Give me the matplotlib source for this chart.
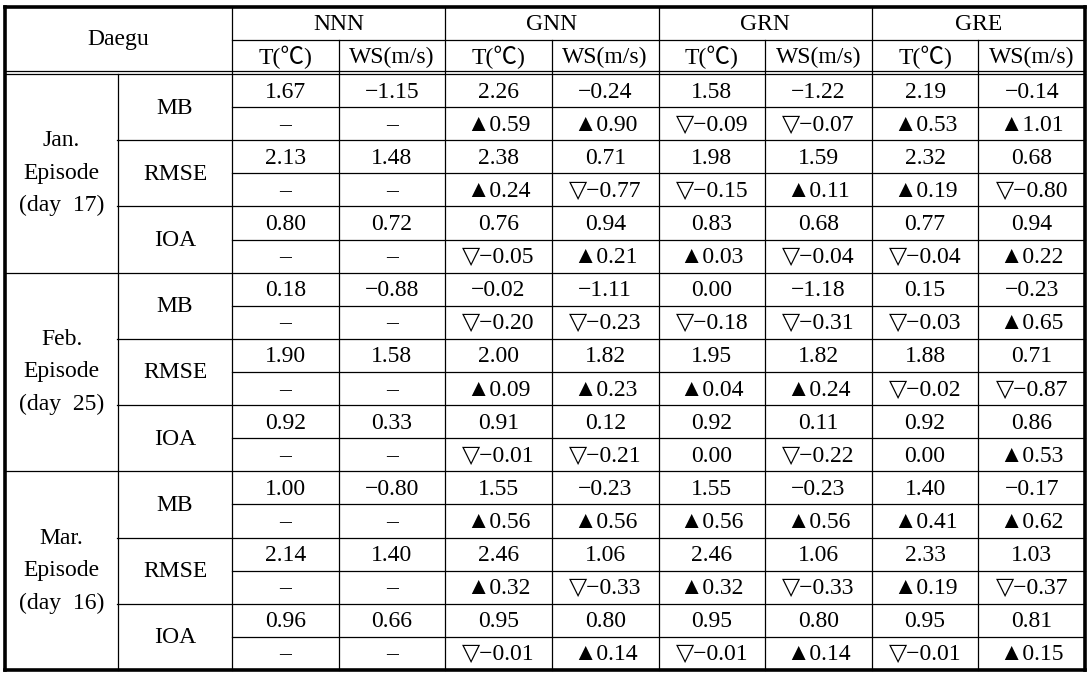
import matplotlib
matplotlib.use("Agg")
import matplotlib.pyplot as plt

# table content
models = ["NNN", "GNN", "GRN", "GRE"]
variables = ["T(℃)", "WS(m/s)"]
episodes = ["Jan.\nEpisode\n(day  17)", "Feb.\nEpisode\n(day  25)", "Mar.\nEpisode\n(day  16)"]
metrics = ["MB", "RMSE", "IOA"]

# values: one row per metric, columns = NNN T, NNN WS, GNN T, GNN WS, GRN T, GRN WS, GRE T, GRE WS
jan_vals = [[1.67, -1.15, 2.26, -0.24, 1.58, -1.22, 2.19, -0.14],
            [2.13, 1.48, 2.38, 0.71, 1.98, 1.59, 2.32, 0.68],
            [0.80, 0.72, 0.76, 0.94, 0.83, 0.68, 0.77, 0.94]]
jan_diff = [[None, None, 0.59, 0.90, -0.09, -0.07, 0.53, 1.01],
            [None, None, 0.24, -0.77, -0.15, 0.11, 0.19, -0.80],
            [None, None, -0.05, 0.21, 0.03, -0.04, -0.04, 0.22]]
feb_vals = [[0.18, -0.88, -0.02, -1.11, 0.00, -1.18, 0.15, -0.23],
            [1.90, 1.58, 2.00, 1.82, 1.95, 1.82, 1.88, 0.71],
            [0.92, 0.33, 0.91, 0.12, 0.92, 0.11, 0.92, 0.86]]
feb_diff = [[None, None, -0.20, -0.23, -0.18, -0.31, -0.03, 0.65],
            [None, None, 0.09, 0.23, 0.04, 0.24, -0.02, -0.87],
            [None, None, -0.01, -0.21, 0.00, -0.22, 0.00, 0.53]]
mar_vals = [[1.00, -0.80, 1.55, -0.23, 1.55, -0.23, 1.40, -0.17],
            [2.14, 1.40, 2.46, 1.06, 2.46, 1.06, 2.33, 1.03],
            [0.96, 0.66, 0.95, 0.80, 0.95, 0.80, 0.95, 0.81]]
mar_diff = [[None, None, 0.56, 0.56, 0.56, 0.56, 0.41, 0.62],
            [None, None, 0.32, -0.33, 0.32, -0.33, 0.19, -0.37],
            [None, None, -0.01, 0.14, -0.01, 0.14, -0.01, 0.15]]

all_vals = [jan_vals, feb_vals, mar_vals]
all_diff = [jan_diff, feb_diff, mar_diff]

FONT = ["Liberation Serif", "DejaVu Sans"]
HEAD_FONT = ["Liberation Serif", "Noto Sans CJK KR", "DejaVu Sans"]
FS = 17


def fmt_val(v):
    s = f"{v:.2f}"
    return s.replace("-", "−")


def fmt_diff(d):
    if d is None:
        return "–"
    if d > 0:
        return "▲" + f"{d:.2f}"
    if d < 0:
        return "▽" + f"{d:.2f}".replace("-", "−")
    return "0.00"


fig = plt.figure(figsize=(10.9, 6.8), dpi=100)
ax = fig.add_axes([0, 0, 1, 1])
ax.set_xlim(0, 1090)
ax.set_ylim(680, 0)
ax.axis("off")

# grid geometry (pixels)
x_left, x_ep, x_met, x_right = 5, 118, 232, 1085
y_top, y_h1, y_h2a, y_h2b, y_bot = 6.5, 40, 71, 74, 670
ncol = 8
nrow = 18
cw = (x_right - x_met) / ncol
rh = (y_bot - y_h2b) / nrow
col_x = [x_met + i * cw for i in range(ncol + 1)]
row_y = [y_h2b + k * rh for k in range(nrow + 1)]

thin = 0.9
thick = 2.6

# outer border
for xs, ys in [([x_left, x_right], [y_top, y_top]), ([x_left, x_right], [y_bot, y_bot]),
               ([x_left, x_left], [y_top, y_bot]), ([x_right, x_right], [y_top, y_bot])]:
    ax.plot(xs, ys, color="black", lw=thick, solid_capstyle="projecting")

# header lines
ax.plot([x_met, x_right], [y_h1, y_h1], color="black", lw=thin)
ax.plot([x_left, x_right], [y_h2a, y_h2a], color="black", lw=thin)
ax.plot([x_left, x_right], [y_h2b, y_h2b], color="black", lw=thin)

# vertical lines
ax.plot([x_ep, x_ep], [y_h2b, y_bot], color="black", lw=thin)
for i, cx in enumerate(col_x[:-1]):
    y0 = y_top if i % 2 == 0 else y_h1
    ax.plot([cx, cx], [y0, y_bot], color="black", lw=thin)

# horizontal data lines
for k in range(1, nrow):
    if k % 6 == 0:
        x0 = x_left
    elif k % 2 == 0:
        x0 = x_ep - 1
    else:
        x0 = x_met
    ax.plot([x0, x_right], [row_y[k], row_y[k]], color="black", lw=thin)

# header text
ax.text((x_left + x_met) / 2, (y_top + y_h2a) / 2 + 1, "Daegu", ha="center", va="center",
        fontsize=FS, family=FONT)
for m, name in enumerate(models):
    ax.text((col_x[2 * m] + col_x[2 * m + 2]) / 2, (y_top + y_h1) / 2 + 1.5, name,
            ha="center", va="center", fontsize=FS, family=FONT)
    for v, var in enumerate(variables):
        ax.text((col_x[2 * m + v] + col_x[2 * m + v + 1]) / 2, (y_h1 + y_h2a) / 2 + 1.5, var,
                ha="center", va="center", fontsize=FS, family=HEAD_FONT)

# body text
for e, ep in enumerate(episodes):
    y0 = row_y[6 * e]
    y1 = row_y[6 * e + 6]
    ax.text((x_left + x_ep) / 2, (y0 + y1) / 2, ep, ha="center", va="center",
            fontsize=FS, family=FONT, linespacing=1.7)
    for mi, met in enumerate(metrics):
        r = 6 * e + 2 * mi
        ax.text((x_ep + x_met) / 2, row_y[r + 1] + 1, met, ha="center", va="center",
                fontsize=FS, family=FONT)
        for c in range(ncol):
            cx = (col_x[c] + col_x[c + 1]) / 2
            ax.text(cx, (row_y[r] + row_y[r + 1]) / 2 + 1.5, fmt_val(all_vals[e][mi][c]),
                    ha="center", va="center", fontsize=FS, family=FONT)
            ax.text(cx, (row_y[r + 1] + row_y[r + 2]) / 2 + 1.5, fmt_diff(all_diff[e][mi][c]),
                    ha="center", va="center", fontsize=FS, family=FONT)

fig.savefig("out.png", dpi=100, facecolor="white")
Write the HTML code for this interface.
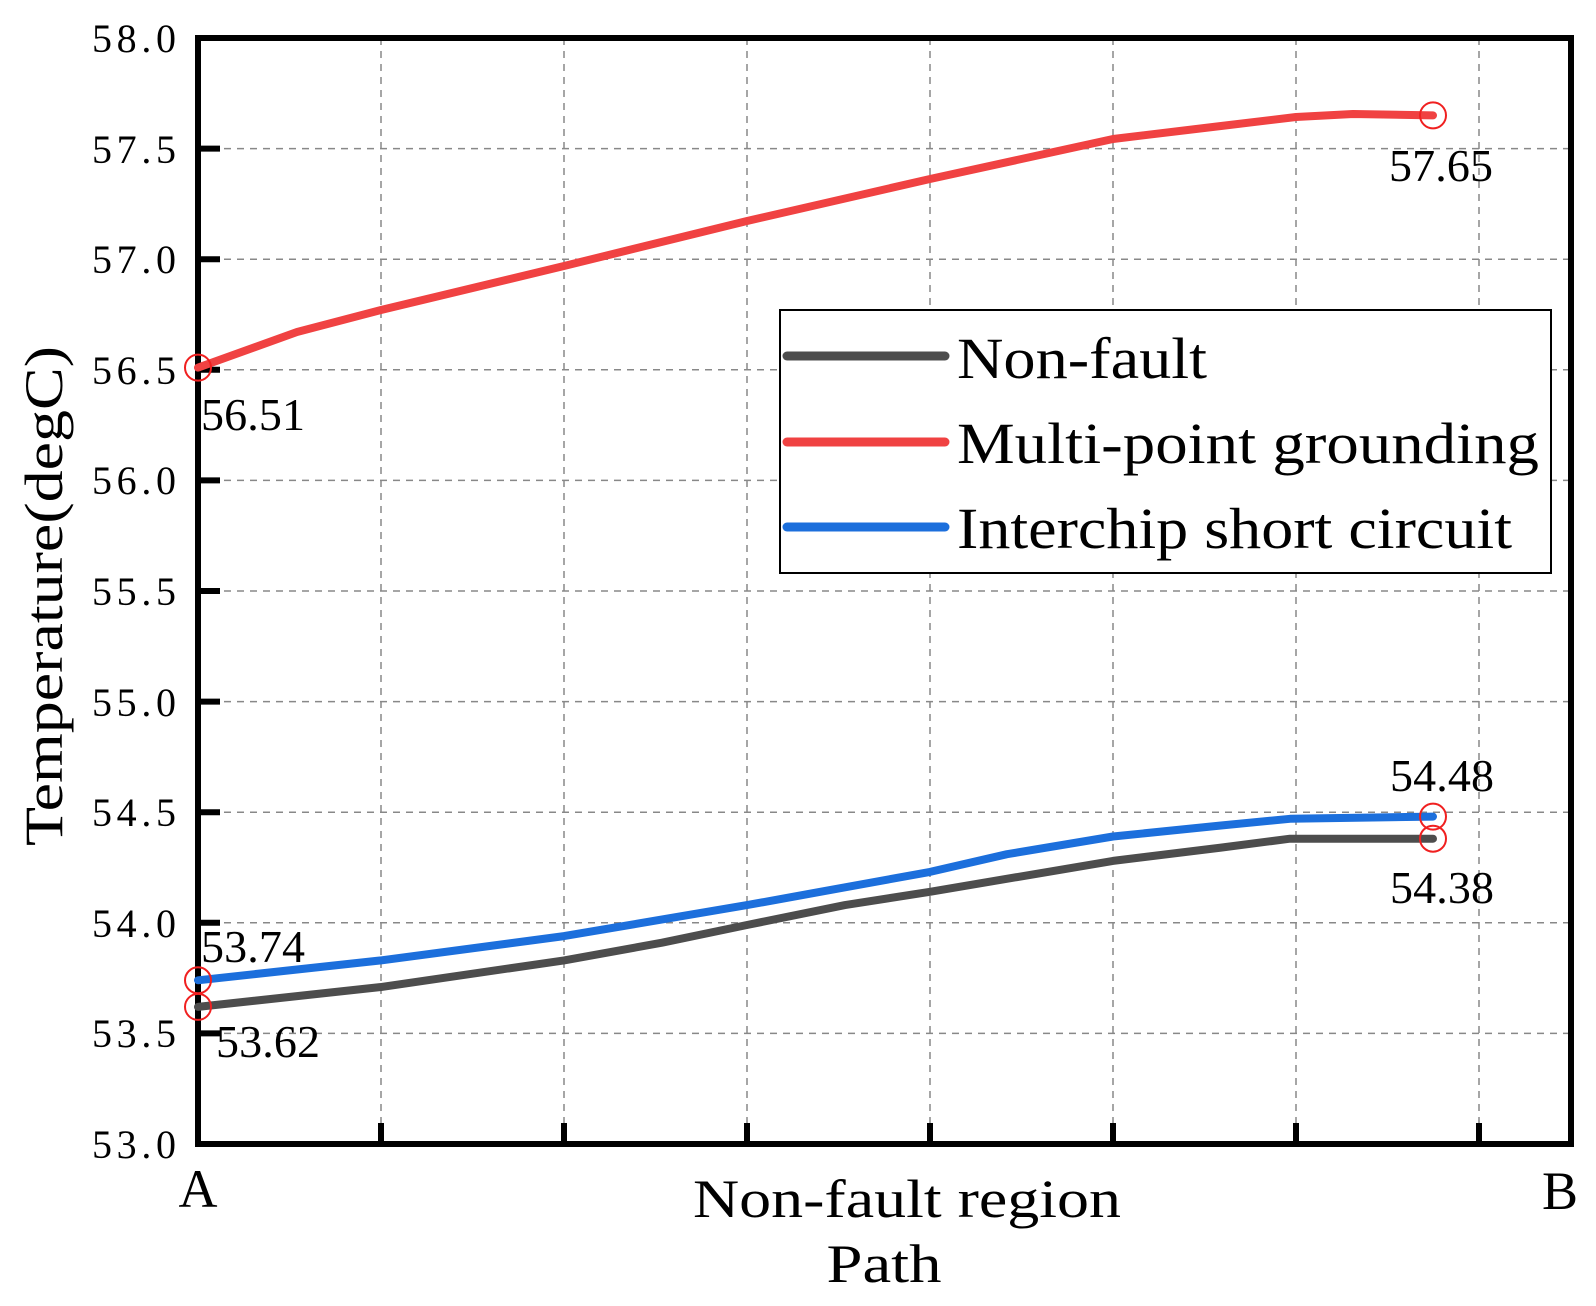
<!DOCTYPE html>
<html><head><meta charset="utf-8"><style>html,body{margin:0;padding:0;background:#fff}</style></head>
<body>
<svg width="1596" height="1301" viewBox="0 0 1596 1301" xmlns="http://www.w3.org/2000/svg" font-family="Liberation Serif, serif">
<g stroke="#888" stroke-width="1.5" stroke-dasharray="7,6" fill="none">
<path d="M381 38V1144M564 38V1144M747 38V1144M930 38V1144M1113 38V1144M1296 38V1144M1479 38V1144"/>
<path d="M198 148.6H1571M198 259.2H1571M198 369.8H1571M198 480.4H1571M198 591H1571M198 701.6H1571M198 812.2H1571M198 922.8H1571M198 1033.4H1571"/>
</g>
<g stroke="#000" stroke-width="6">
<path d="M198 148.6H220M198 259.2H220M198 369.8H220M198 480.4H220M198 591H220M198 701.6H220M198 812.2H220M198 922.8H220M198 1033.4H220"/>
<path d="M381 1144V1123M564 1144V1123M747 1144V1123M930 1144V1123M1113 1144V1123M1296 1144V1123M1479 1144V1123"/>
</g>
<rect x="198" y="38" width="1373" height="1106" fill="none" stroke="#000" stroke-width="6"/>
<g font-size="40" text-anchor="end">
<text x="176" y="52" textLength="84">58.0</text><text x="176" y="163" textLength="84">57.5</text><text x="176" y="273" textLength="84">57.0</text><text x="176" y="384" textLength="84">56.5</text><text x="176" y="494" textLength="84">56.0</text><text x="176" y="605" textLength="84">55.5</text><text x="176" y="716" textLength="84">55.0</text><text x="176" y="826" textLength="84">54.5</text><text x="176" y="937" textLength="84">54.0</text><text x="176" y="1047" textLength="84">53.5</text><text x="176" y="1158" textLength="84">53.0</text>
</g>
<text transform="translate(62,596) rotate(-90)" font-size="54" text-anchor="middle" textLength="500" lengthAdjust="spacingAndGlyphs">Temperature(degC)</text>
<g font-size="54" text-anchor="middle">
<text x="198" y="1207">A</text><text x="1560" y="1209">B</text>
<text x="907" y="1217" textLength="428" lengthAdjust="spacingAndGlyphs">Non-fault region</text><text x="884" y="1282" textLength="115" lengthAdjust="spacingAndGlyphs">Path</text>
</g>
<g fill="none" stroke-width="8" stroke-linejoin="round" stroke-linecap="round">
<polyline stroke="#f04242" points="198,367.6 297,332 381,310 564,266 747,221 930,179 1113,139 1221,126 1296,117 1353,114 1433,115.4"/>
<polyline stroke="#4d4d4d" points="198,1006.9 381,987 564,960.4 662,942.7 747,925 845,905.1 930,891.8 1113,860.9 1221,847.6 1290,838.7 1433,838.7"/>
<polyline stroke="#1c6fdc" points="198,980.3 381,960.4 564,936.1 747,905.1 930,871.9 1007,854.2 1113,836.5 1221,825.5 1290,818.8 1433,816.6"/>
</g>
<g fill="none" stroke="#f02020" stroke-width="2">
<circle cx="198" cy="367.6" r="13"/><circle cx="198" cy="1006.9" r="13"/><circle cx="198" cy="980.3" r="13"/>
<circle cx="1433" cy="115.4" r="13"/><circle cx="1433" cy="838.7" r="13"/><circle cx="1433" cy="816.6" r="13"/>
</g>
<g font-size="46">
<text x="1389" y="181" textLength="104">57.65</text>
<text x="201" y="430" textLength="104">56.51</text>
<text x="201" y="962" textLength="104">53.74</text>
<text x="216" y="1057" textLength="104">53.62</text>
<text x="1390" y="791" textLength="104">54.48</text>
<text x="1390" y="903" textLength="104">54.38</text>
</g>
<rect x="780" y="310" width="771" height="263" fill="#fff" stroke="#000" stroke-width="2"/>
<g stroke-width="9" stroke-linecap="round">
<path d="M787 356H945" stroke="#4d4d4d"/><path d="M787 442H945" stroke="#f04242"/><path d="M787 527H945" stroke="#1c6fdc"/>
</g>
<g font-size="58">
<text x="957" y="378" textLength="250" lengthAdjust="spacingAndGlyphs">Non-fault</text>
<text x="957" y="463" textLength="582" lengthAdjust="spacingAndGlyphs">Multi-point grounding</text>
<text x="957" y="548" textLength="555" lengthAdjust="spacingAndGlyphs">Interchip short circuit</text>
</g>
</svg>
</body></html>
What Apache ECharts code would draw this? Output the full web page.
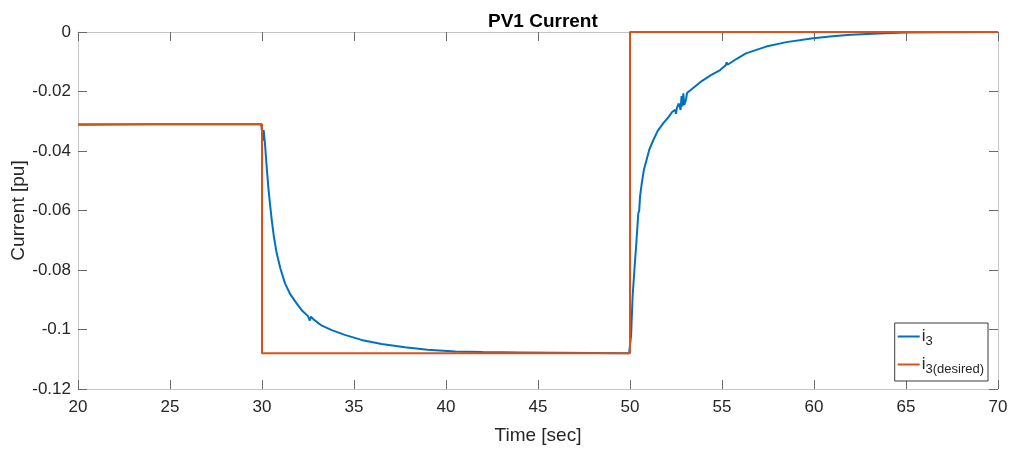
▬▬▬▬▬▬▬▬▬▬
• **Job**
Filter lines by "matplotlib" and return each hit.

• **Exercise output**
Give me the matplotlib source for this chart.
import matplotlib
matplotlib.use("Agg")
import matplotlib.pyplot as plt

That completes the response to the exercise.